> Records:
>>

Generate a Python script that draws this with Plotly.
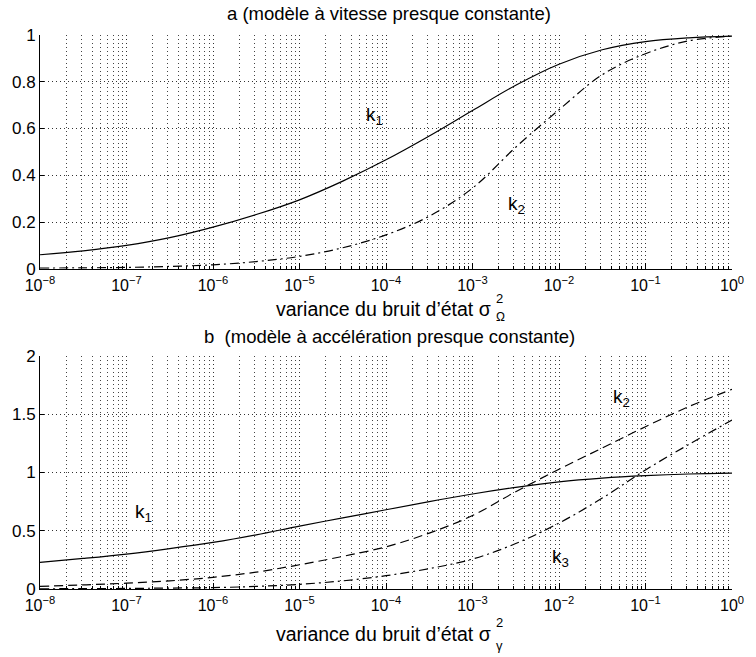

<<
>>

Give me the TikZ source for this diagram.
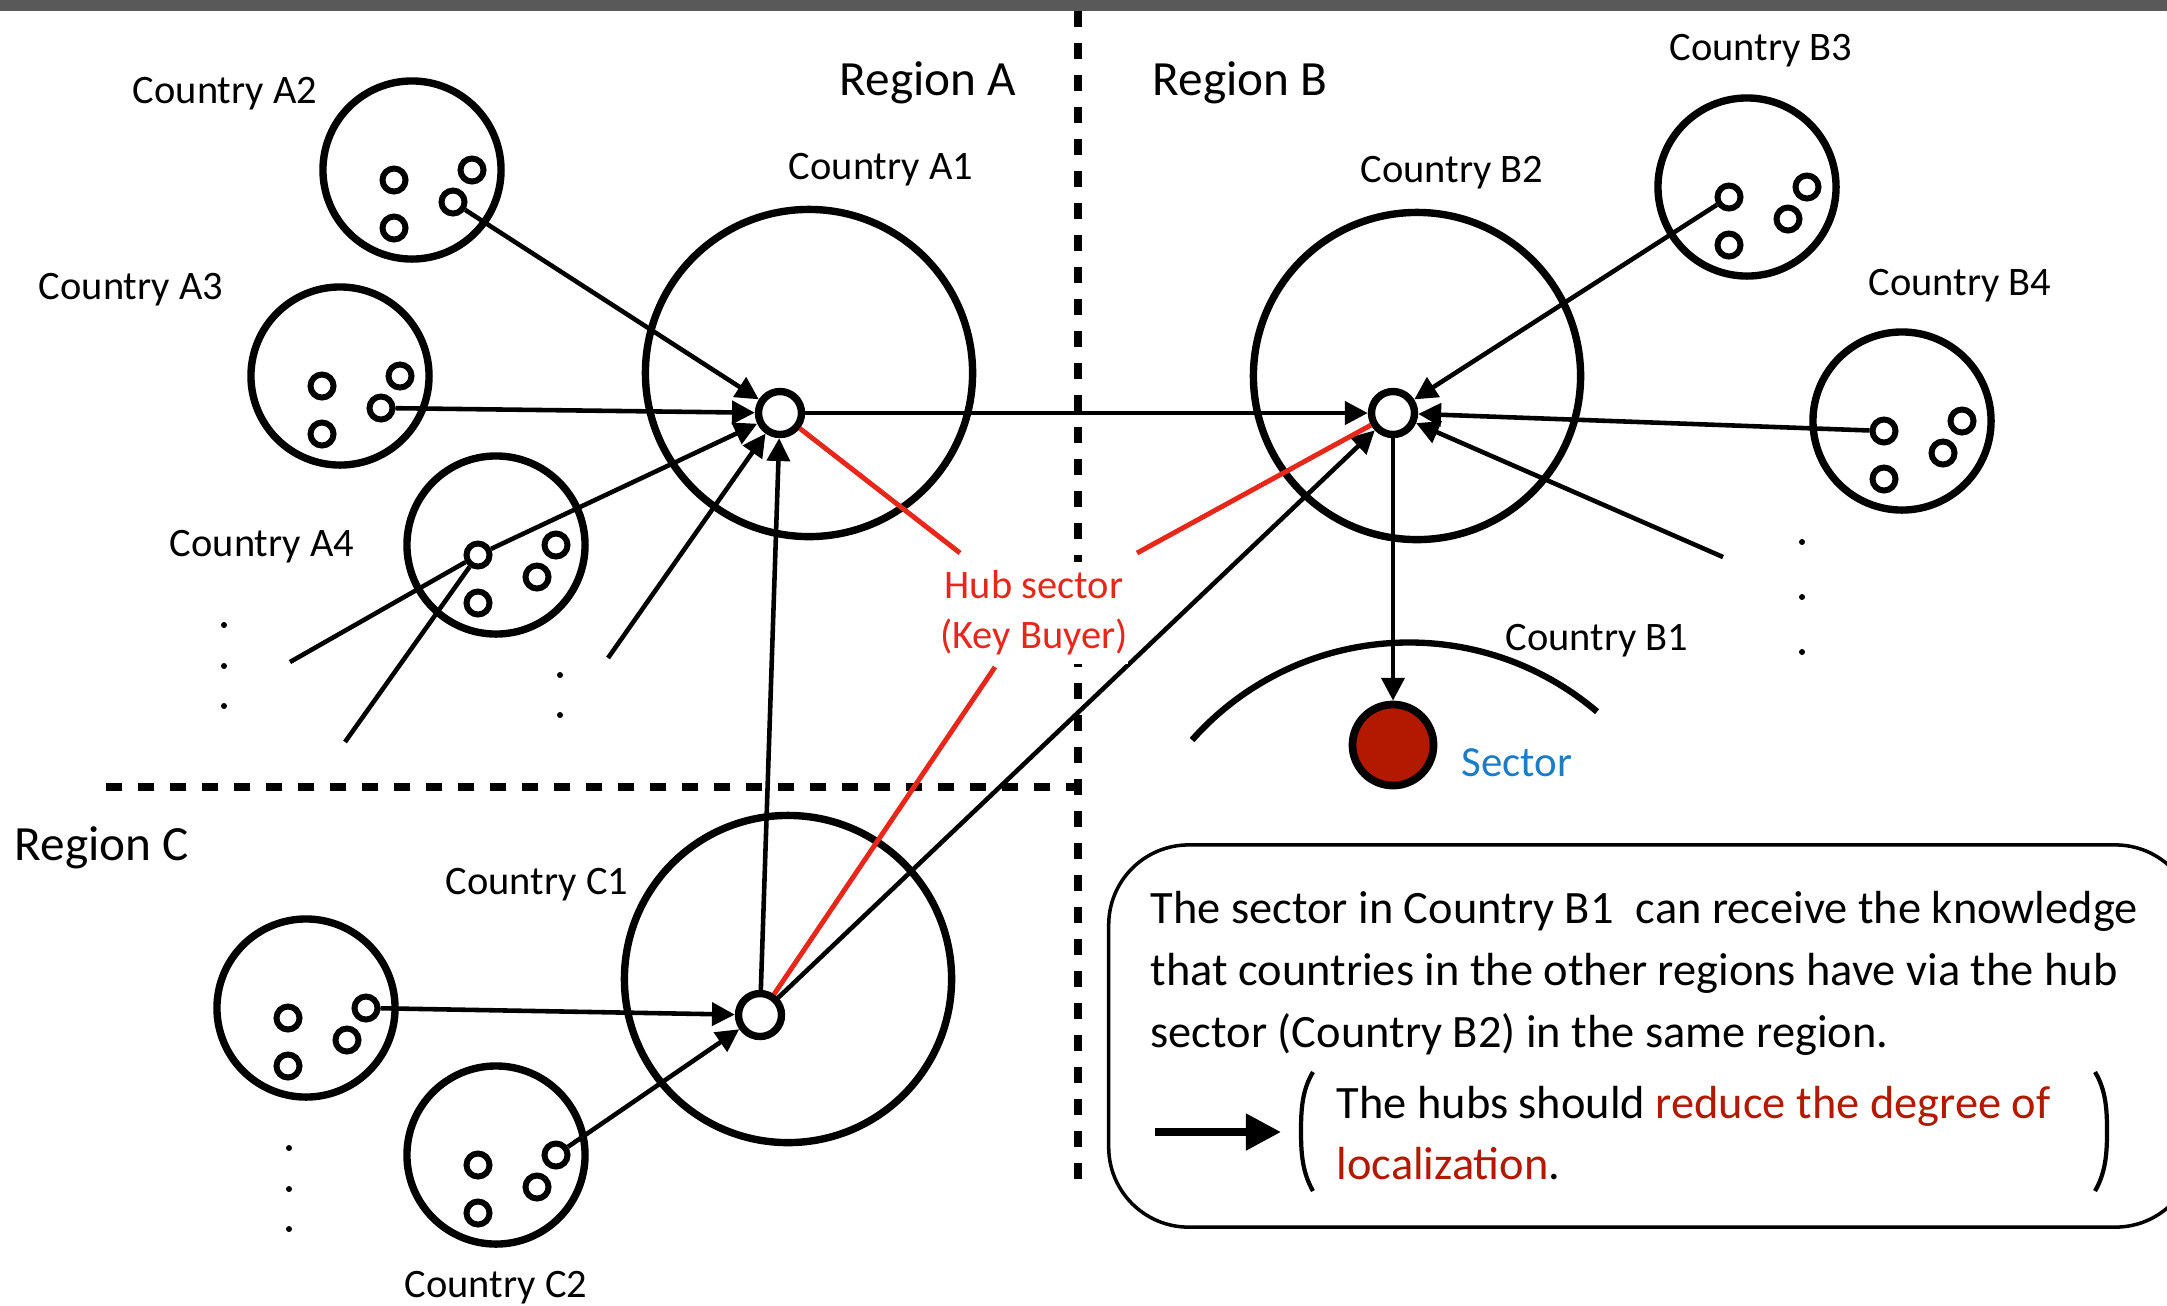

<<
>>

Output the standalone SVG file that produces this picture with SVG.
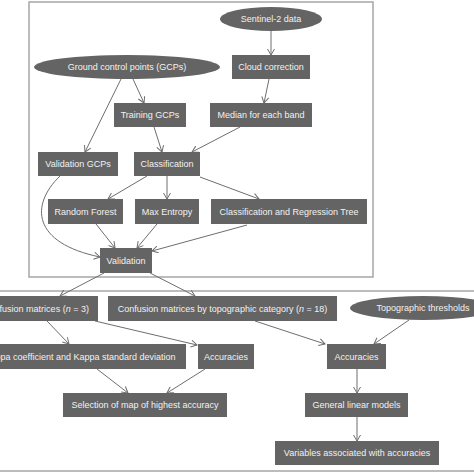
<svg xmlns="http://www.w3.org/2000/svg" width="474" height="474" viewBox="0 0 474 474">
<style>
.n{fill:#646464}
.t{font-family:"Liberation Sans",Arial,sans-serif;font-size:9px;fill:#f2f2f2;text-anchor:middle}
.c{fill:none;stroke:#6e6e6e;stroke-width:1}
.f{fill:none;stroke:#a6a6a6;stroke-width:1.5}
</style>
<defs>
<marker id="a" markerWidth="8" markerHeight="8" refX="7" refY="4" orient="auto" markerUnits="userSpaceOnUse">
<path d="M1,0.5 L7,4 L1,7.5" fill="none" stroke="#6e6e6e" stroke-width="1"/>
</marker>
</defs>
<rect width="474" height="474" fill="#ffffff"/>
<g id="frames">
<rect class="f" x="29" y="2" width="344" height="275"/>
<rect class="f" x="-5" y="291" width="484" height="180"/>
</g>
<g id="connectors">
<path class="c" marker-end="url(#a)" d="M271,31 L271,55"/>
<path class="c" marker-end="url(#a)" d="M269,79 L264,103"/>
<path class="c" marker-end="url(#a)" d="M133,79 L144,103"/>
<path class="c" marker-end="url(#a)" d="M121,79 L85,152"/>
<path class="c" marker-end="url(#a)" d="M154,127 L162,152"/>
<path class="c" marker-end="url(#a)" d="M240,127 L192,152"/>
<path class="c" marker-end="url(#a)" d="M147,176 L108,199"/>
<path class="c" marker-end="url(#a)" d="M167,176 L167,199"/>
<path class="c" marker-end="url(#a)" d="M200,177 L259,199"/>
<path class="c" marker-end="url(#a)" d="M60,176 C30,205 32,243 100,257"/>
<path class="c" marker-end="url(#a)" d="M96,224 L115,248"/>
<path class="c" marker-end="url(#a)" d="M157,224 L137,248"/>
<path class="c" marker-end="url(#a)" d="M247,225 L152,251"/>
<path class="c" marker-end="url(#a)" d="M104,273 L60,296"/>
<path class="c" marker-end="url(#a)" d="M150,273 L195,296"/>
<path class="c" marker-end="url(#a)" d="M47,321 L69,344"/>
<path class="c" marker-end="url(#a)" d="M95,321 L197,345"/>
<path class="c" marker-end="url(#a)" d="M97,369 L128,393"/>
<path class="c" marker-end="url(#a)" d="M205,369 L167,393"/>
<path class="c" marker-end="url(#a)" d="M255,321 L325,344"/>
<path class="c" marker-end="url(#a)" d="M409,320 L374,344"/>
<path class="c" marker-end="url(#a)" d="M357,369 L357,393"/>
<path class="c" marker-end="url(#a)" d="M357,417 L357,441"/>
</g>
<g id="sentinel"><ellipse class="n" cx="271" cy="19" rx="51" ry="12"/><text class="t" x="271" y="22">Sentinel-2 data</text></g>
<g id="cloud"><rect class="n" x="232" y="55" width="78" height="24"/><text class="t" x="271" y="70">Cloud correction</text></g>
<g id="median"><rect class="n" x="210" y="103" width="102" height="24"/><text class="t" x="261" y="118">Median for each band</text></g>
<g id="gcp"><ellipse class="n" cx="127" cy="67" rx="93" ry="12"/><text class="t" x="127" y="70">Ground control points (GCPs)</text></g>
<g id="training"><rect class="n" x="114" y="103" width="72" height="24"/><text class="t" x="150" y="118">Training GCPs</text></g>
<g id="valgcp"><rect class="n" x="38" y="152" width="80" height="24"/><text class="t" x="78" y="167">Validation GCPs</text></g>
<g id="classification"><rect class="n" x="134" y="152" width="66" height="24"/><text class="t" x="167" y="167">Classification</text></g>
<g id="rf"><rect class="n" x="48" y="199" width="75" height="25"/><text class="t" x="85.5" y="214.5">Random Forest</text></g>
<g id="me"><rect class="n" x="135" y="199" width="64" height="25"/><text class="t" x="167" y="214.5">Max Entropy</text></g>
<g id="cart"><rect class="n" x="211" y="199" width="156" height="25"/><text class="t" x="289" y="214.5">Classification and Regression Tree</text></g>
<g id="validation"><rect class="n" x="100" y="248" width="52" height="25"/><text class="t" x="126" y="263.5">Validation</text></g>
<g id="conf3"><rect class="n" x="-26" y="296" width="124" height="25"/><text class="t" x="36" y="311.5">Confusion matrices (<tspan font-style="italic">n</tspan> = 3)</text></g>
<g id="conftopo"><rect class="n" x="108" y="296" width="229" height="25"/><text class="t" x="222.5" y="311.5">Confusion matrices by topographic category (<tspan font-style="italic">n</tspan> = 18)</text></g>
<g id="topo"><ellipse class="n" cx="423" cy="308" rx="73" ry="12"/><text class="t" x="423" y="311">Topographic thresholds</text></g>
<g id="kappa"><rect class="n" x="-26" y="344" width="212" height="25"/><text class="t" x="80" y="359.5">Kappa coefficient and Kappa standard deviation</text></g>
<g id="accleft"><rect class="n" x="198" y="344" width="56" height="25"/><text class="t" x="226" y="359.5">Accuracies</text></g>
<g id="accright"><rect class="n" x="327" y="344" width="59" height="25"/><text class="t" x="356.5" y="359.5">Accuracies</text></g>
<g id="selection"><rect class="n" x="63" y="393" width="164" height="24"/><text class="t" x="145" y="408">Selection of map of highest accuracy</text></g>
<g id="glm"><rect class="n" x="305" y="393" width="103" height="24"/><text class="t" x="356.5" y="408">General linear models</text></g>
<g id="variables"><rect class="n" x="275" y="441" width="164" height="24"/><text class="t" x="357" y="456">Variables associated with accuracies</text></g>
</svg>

<<

> Work to complete:
Read the entries and pick out all lines that include the word "with".

> Correct answer:
Generate a Python script that draws this with Plotly.
Output the standalone SVG file that produces this picture with SVG.
<g id="variables"><rect class="n" x="275" y="441" width="164" height="24"/><text class="t" x="357" y="456">Variables associated with accuracies</text></g>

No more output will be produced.